As you may have derived from the explanations above, all the combat in Sudeki is in real time, but the one quirk in the real time combat of the game is that you won’t be able to pause during combat sequences. As a matter of fact, any menus that are opened during the game’s combat won’t stop the enemies’ advancement, rather, it will slow it down a little so you’ll have enough time to get your bearings on what you’d like to select. This is both a burden and a blessing, though, considering there will be times when you’ll need to pause the game to a complete halt for whatever reasons, and if you’re in the middle of a battle that just won’t be possible. Granted, the slow down menus are a nice touch and add a bit of a strategic element, but they’ll be somewhat of a nuisance just as many times as they’ll be a credible feature.

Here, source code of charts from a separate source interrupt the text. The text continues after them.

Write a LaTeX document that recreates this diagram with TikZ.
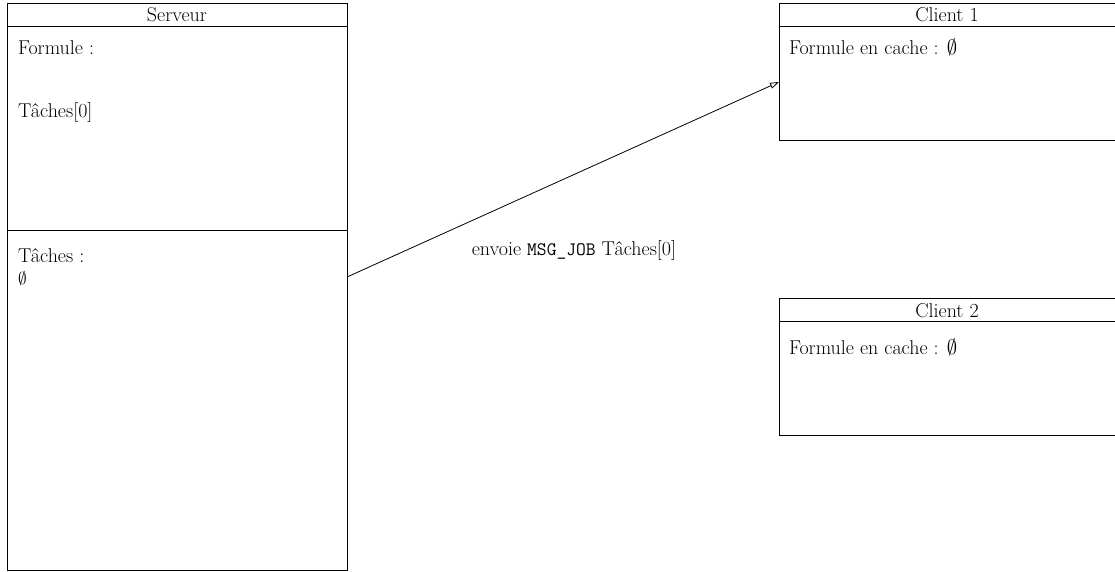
\documentclass[tikz,border=0pt]{standalone}
\usepackage{fontspec}
\usetikzlibrary{arrows.meta,calc}
\tikzset{
  box/.style={draw, line width=0.8pt, inner sep=0pt, outer sep=0pt, anchor=north west},
  lbl/.style={inner sep=0pt, outer sep=0pt, anchor=base west},
  ttl/.style={inner sep=0pt, outer sep=0pt, anchor=base},
  msg/.style={-{Triangle[open,length=9pt,width=6pt]}, line width=0.8pt}
}
\begin{document}
\begin{tikzpicture}[x=1pt,y=-1pt,font=\fontsize{20}{23}\selectfont]
\useasboundingbox (0,0) rectangle (1115,572);
% Serveur
\node[box, minimum width=340pt, minimum height=23pt] (srvt) at (7,3) {};
\node[box, minimum width=340pt, minimum height=204pt] (srvup) at (7,26) {};
\node[box, minimum width=340pt, minimum height=340pt] (srvlow) at (7,230) {};
\node[ttl] (srvtt) at (177,22) {Serveur};
\node[lbl] (f1) at (18,55) {Formule :};
\node[lbl] (t0) at (18,118) {Tâches[0]};
\node[lbl] (tl) at (18,262) {Tâches :};
\node[lbl, font=\fontsize{18}{20}\selectfont] (es) at (18,284) {$\emptyset$};
% Client 1
\node[box, minimum width=345pt, minimum height=23pt] (c1t) at (779,3) {};
\node[box, minimum width=345pt, minimum height=114pt] (c1b) at (779,26) {};
\node[ttl] (c1tt) at (947,22) {Client 1};
\node[lbl] (c1f) at (789,55) {Formule en cache : $\emptyset$};
% Client 2
\node[box, minimum width=345pt, minimum height=23pt] (c2t) at (779,298) {};
\node[box, minimum width=345pt, minimum height=114pt] (c2b) at (779,321) {};
\node[ttl] (c2tt) at (947,317) {Client 2};
\node[lbl] (c2f) at (789,354) {Formule en cache : $\emptyset$};
% message
\draw[msg] ($(srvlow.north east)+(0,47)$) -- ($(c1b.north west)+(0,56)$);
\node[ttl] (m) at (574,255) {envoie {\ttfamily\fontsize{19}{22}\selectfont MSG\_JOB} Tâches[0]};
\end{tikzpicture}
\end{document}
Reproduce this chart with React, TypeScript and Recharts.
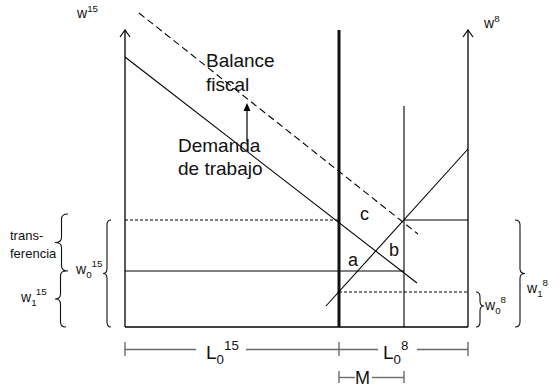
import React from 'react';
import { ComposedChart, Line, XAxis, YAxis, ReferenceDot, ReferenceArea, ReferenceLine } from 'recharts';

// Schematic units: x = labour from the left origin, y = wage from the bottom line
const laborTotal = 343;
const laborBorder = 214; // L0^15 ends here
const laborM = 279; // border + M
const wageTop = 297;

const axis15 = [{ x: 0, y: 0 }, { x: 0, y: wageTop }];
const axis8 = [{ x: laborTotal, y: 0 }, { x: laborTotal, y: wageTop }];
const baseLine = [{ x: 0, y: 0 }, { x: laborTotal, y: 0 }];
const border = [{ x: laborBorder, y: 0 }, { x: laborBorder, y: wageTop }];
const migrants = [{ x: laborM, y: 0 }, { x: laborM, y: 221 }];

const demand15 = [{ x: 0, y: 270 }, { x: 292, y: 44 }];
const fiscalBalance = [{ x: 14, y: 314 }, { x: 293, y: 93 }];
const supply8 = [{ x: 201, y: 21 }, { x: laborTotal, y: 178 }];

const w0_15 = 107;
const w1_15 = 56;
const w0_8 = 35;

const transferLine = [{ x: 0, y: w0_15 }, { x: laborBorder, y: w0_15 }];
const w0Right = [{ x: laborM, y: w0_15 }, { x: laborTotal, y: w0_15 }];
const w1Line = [{ x: 0, y: w1_15 }, { x: laborM, y: w1_15 }];
const w0_8Line = [{ x: laborBorder, y: w0_8 }, { x: laborTotal, y: w0_8 }];
const shiftArrow = [{ x: 122, y: 185 }, { x: 122, y: 218 }];

// dimension lines under the chart
const dimL = -22.5;
const dimM = -50.5;
const dimSegs = [
  [{ x: 0, y: dimL }, { x: 71, y: dimL }],
  [{ x: 121, y: dimL }, { x: 253, y: dimL }],
  [{ x: 292, y: dimL }, { x: laborTotal, y: dimL }],
  [{ x: laborBorder, y: dimM }, { x: 230, y: dimM }],
  [{ x: 247, y: dimM }, { x: laborM, y: dimM }],
];
const dimTicks = [
  [{ x: 0, y: -15 }, { x: 0, y: -29 }],
  [{ x: laborBorder, y: -15 }, { x: laborBorder, y: -29 }],
  [{ x: laborTotal, y: -15 }, { x: laborTotal, y: -29 }],
  [{ x: laborBorder, y: -44 }, { x: laborBorder, y: -56 }],
  [{ x: laborM, y: -44 }, { x: laborM, y: -56 }],
];

const FONT = '"Liberation Sans", Arial, sans-serif';

const seg = (key: string, data: any[], stroke = '#000', width = 1.1, dash = 'none') => (
  <Line
    key={key}
    data={data}
    dataKey="y"
    type="linear"
    stroke={stroke}
    strokeWidth={width}
    strokeDasharray={dash}
    dot={false}
    activeDot={false}
    isAnimationActive={false}
    legendType="none"
  />
);

const dimLine = (key: string, data: any[]) => (
  <ReferenceLine
    key={key}
    segment={data}
    stroke="#6a6a6a"
    strokeWidth={1.4}
    ifOverflow="visible"
  />
);

const label = (key: string, x: number, y: number, size: number, base: string, sub?: string, sup?: string) => (
  <ReferenceDot
    key={key}
    x={x}
    y={y}
    r={0}
    ifOverflow="visible"
    shape={(p: any) => (
      <text x={p.cx} y={p.cy} fontSize={size} fontFamily={FONT} fill="#111">
        <tspan>{base}</tspan>
        {sub && <tspan dy={size * 0.28} fontSize={size * 0.7}>{sub}</tspan>}
        {sup && <tspan dy={sub ? -size * 0.75 : -size * 0.42} fontSize={size * 0.7}>{sup}</tspan>}
      </text>
    )}
  />
);

const chevron = (key: string, x: number, y: number) => (
  <ReferenceDot
    key={key}
    x={x}
    y={y}
    r={0}
    ifOverflow="visible"
    shape={(p: any) => (
      <path d={`M${p.cx - 5},${p.cy + 7} L${p.cx},${p.cy} L${p.cx + 5},${p.cy + 7}`} fill="none" stroke="#000" strokeWidth={1.2} />
    )}
  />
);

// brace drawn inside a reference area; tip = fraction from top, side = where the tip points
const brace = (key: string, x1: number, x2: number, yTop: number, yBot: number, tip: number, side: 'left' | 'right') => (
  <ReferenceArea
    key={key}
    x1={x1}
    x2={x2}
    y1={yBot}
    y2={yTop}
    ifOverflow="visible"
    shape={(p: any) => {
      const { x, y, width, height } = p;
      const ty = y + height * tip;
      const r = 5;
      const tipX = side === 'left' ? x : x + width;
      const endX = side === 'left' ? x + width : x;
      const sx = x + width * 0.5;
      const d = `M${endX},${y} Q${sx},${y} ${sx},${y + r} L${sx},${ty - r} Q${sx},${ty} ${tipX},${ty} Q${sx},${ty} ${sx},${ty + r} L${sx},${y + height - r} Q${sx},${y + height} ${endX},${y + height}`;
      return <path d={d} fill="none" stroke="#111" strokeWidth={1.1} />;
    }}
  />
);

export default function App() {
  return (
    <div style={{ position: 'absolute', left: 0, top: 0, width: 560, height: 388, background: '#fff' }}>
      <ComposedChart width={560} height={388} margin={{ top: 0, right: 0, bottom: 0, left: 0 }}>
        <XAxis type="number" dataKey="x" domain={[-125, 435]} hide allowDataOverflow />
        <YAxis type="number" domain={[-61, 327]} hide allowDataOverflow />

        {seg('ax15', axis15, '#000', 1.3)}
        {seg('ax8', axis8, '#000', 1.3)}
        {seg('base', baseLine, '#000', 1.3)}
        {seg('border', border, '#111', 3)}
        {seg('mig', migrants, '#000', 1.1)}
        {seg('transfer', transferLine, '#000', 1, '3 2')}
        {seg('w0r', w0Right, '#000', 1)}
        {seg('w1', w1Line, '#000', 1)}
        {seg('w08', w0_8Line, '#000', 1, '3 2')}
        {seg('demand', demand15, '#000', 1.1)}
        {seg('balance', fiscalBalance, '#000', 1.1, '7 4')}
        {seg('supply', supply8, '#000', 1.1)}
        {seg('shift', shiftArrow, '#000', 1.2)}
        {dimSegs.map((d, i) => dimLine('dim' + i, d))}
        {dimTicks.map((d, i) => dimLine('tick' + i, d))}

        {chevron('arr15', 0, wageTop)}
        {chevron('arr8', laborTotal, wageTop)}
        <ReferenceDot
          x={122}
          y={224}
          r={0}
          ifOverflow="visible"
          shape={(p: any) => (
            <path d={`M${p.cx},${p.cy} L${p.cx - 3.5},${p.cy + 8} L${p.cx + 3.5},${p.cy + 8} Z`} fill="#000" />
          )}
        />

        {brace('bT', -70, -57, 113, 56, 0.5, 'left')}
        {brace('bW1', -70, -59, 56, 0, 0.5, 'left')}
        {brace('bW0', -22, -14, 107, 0, 0.5, 'left')}
        {brace('bW08', 351, 359, 35, 0, 0.4, 'right')}
        {brace('bW18', 390, 400, 107, 0, 0.5, 'right')}

        {label('w15', -48, 309, 14, 'w', undefined, '15')}
        {label('w8', 359, 299, 14, 'w', undefined, '8')}
        {label('bal1', 81, 260, 19, 'Balance')}
        {label('bal2', 81, 236, 19, 'fiscal')}
        {label('dem1', 53, 175, 19, 'Demanda')}
        {label('dem2', 53, 152, 19, 'de trabajo')}
        {label('c', 235, 107, 18, 'c')}
        {label('b', 264, 71, 18, 'b')}
        {label('a', 223, 61, 18, 'a')}
        {label('tr1', -115, 87, 13, 'trans-')}
        {label('tr2', -115, 69, 13, 'ferencia')}
        {label('w115', -104, 25, 14, 'w', '1', '15')}
        {label('w015', -49, 53, 14, 'w', '0', '15')}
        {label('w08', 360, 17, 14, 'w', '0', '8')}
        {label('w18', 402, 34, 14, 'w', '1', '8')}
        {label('L015', 81, -32, 19, 'L', '0', '15')}
        {label('L08', 258, -32, 19, 'L', '0', '8')}
        {label('M', 230, -57, 18, 'M')}
      </ComposedChart>
    </div>
  );
}
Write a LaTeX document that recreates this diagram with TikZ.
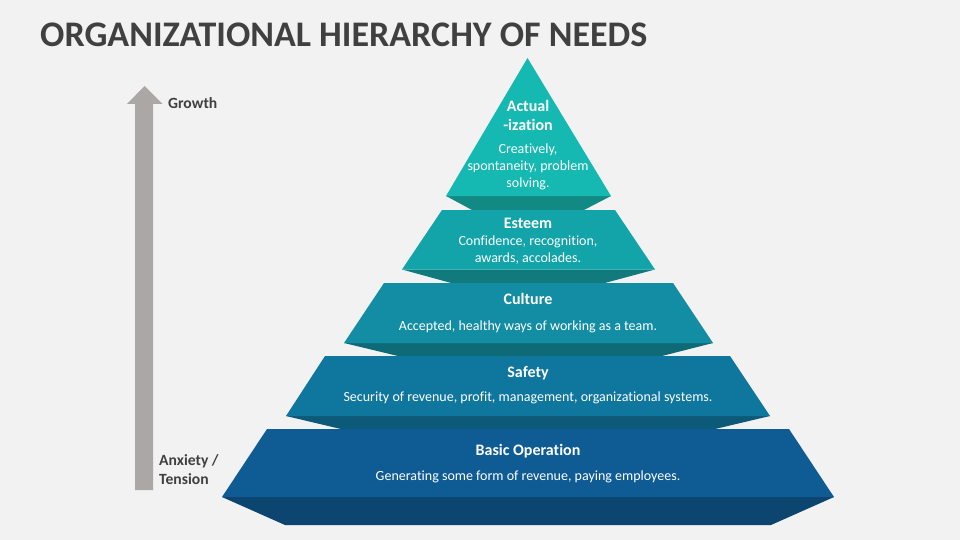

As stated above, the graphics are rich and breathtaking, and it’s obvious that Climax has a very ambitious art team trying to create such imaginative worlds and port them to life on the screen. They’ve had a lot of time to create these worlds, and once they’re able to be seen in their full glory (hopefully) we’ll see that none of that time was wasted by slacking off.
The voice acting is solid, but at times it can seem a bit stiff. Climax will most likely put the finishing polish on the audio as a whole, including the voice acting, the sound effects, and the musical score. (Editor’s Note: The acoustic guitar track in the trailer demo is amazing!) As a whole, though, and for the early build that it is, the sound is solid in every aspect and can only be improved as it arrives at the latter stages of development. Sudeki is set for release later on this year–around late November to early December.